Here we are again in the aftermath of tumultuous, contentious events. Recent shootings, in a church, a grocery store and a school have highlighted the depths of the human potential for violence. The loss of children is especially shocking as they seem to be especially treasured targets to the wicked who stalk the land. We keep asking the same questions about gun control and mental illness. It’s the same cycle of tragedy, accusation, counter accusation, etc., etc., all of which begins shortly after the first victim dies.
Another enormous cultural shift may occur if Roe vs. Wade is overturned. Look for anger and protests and who knows? Maybe violence and riots will follow that sea change in our culture.
I try to look for connection points. I try to find where this event meets that event, where this idea crosses another. And I think maybe I’ve found one. Because somehow this moment of chaos on gun crime seems to run right across this moment in the history and future of abortion.
On both issues we have people who believe strongly, passionately, in the sanctity of human life. Those who want the Grail of gun control, who want as many firearms banned as possible, who want the 2nd Amendment overturned as anachronistic, those people believe that the traditionally interpreted right to keep and bear arms runs counter to a higher call to preserve life. As a person who believes strongly in gun rights, it’s nevertheless hard to to hear their point and at least respect it. While I think that their suggested measures will fail, either in legislation or implementation, I know that they don’t want to see any more innocent lives lost. Those of us who are pro 2A should be as shocked and grief stricken as anyone over lives lost. Indeed, I think that most are. We aren’t made of stone and we have loved ones of our own.
Those who want the Grail of anti-abortion, the overturning of Roe Vs. Wade, are also passionate about the sanctity of life. And this is important: anti-abortionists see abortion as a taking of life no less real than that which occurs in a shooting. It has become culturally sterilized and hidden beneath euphamisms; it has been wrapped up in the language of freedom and rights as surely as guns have. But one cannot deny that a life ends in an abortion. The semantics of the beginning of life, at conception or later, are rhetorical sleight of hand.

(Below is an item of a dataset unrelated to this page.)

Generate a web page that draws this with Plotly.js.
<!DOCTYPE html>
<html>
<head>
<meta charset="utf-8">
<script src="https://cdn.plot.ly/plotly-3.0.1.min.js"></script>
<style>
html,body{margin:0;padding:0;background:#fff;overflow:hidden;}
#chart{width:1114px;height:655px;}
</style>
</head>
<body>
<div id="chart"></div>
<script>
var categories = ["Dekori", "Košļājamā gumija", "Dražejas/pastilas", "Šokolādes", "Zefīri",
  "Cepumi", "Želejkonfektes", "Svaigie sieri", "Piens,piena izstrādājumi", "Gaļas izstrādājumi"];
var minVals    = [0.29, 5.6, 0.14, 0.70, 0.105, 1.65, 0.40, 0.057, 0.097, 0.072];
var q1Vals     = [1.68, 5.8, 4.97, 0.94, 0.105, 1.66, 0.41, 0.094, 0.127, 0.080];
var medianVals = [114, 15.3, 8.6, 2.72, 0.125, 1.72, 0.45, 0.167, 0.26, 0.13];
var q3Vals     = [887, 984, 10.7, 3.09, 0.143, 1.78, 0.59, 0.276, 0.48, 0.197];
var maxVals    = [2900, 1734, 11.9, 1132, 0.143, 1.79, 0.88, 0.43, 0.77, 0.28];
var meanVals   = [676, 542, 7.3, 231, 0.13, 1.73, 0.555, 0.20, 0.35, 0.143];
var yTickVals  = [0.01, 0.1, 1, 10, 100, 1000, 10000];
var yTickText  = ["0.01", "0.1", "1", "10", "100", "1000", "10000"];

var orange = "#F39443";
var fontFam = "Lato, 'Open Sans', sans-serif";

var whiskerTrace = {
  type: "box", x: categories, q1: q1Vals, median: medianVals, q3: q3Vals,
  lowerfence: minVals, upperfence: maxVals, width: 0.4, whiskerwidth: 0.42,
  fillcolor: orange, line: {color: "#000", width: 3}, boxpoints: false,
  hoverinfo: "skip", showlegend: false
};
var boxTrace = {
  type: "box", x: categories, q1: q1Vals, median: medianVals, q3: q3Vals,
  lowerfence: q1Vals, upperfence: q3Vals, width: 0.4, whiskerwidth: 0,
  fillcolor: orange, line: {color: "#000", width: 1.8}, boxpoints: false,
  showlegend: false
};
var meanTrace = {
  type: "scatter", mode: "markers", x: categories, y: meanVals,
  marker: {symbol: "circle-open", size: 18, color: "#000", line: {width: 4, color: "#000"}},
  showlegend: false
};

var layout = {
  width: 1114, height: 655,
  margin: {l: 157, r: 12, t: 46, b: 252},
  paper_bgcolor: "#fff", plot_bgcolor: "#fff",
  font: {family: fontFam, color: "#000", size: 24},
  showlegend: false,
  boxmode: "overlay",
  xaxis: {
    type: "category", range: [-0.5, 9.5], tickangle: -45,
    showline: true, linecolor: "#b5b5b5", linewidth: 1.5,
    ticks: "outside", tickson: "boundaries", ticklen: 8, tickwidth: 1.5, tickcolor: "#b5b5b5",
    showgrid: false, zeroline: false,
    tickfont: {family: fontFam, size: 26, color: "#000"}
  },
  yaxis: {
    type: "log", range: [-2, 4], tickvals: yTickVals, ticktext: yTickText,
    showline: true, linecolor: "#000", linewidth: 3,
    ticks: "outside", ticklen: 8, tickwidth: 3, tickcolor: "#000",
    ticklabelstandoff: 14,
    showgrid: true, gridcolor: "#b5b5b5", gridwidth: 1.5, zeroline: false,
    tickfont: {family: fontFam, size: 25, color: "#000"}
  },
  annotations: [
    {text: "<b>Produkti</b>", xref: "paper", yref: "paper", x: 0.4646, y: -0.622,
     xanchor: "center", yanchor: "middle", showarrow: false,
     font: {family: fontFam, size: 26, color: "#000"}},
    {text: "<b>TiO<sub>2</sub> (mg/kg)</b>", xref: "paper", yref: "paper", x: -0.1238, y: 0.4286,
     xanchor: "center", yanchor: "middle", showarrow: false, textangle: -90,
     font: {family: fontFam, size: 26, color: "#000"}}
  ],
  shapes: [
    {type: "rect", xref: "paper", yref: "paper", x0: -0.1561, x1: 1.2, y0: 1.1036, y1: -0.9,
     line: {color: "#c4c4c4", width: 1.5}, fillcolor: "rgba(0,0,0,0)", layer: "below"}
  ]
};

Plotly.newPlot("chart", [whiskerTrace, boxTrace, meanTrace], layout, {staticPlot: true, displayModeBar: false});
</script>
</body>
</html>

But those who want to see abortion ‘safe, legal and rare’ are also concerned that women be spared the dangers of unsafe abortion, or the compulsion to carry to term the child of rape or incest. They are willing to tolerate the existence of this procedure and accept the millions of dead children (which is ultimately undeniable) as a kind of transaction to maintain a right. The idea of a woman being unable to terminate a pregnancy in her own body is anathema to them and to their conception of freedom.
Pro gun citizens look at the world around and see violence and genocide, tyranny and torture, and the inability of state actors to protect them, and decide that the mathematics of gun violence can be tolerably calculated in exchange for freedom from attack, either by individuals or governments. The idea of helplessness is anathema to their conception of freedom.

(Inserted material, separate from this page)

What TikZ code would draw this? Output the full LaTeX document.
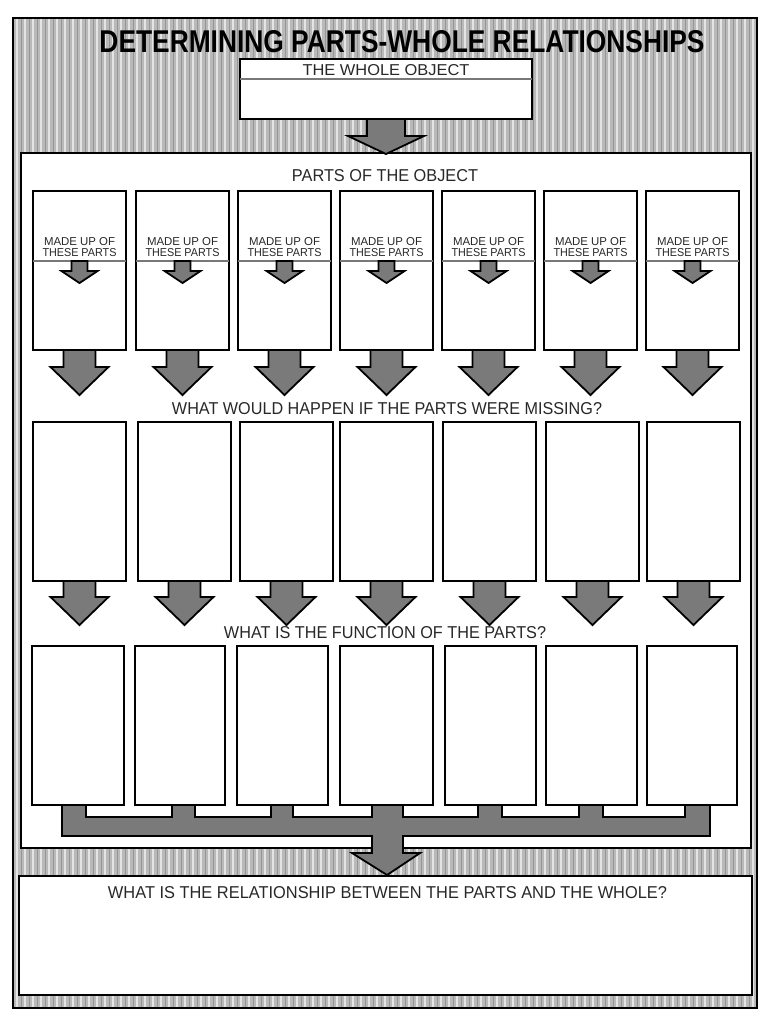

Anyone who knows me knows that I am pro-gun and anti-abortion. But that doesn’t mean I can’t think about this. We can all think about this. Because one way or another, we all ‘do the math’ when it comes to important issues.
Maybe when it comes to both abortion and gun control, there are more commonalities that we like to admit as we try to balance freedoms against the terrible price freedom can extract. This doesn’t make me anti-gun or pro-abortion. But it does mean that we should all be able to talk with one another in the knowledge that life is messy, rights complicated and that like so many issues down the ages, one way or the other there just always seems to be blood.
Compromise and understanding are difficult for most folks who are on opposite sides of issues like abortion and gun ownership. I too am (overall) pro-gun and antiabortion. That does not mean that I support 18-year-old kids legally purchasing AR-15s or handguns, or young women being denied legal and safe abortion in cases of rape, incest or when a pregnancy becomes detrimental to the physical or mental health of the mother. Certainly, we can decrease the demand for abortion by decreasing the number of unwanted pregnancies. The Netherlands allows unrestricted abortion, and yet the demand for abortions is far less than it is in our own country. They have an effective program of sex education in schools and offer easy access to birth control. the result is fewer unwanted pregnancies and young people actually beginning sexual activity at a later age than in the U.S. The 2A is a fundamental right that we have in America, but it does not give one the right to murder children in their school classrooms or grocery shoppers in their local supermarket. Measures such as Universal background checks, restricting the age of firearm purchase to 21, red flag laws, better access to mental health and making ghost guns illegal would not completely eliminate mass shootings in this country, but it would definitely decrease the number of them. Assuming that the sanctity and protection of human life is the one common ground starting point (or goal), why can't we put bickering aside and actually do something that has proven to be successful and would result in less shedding of blood?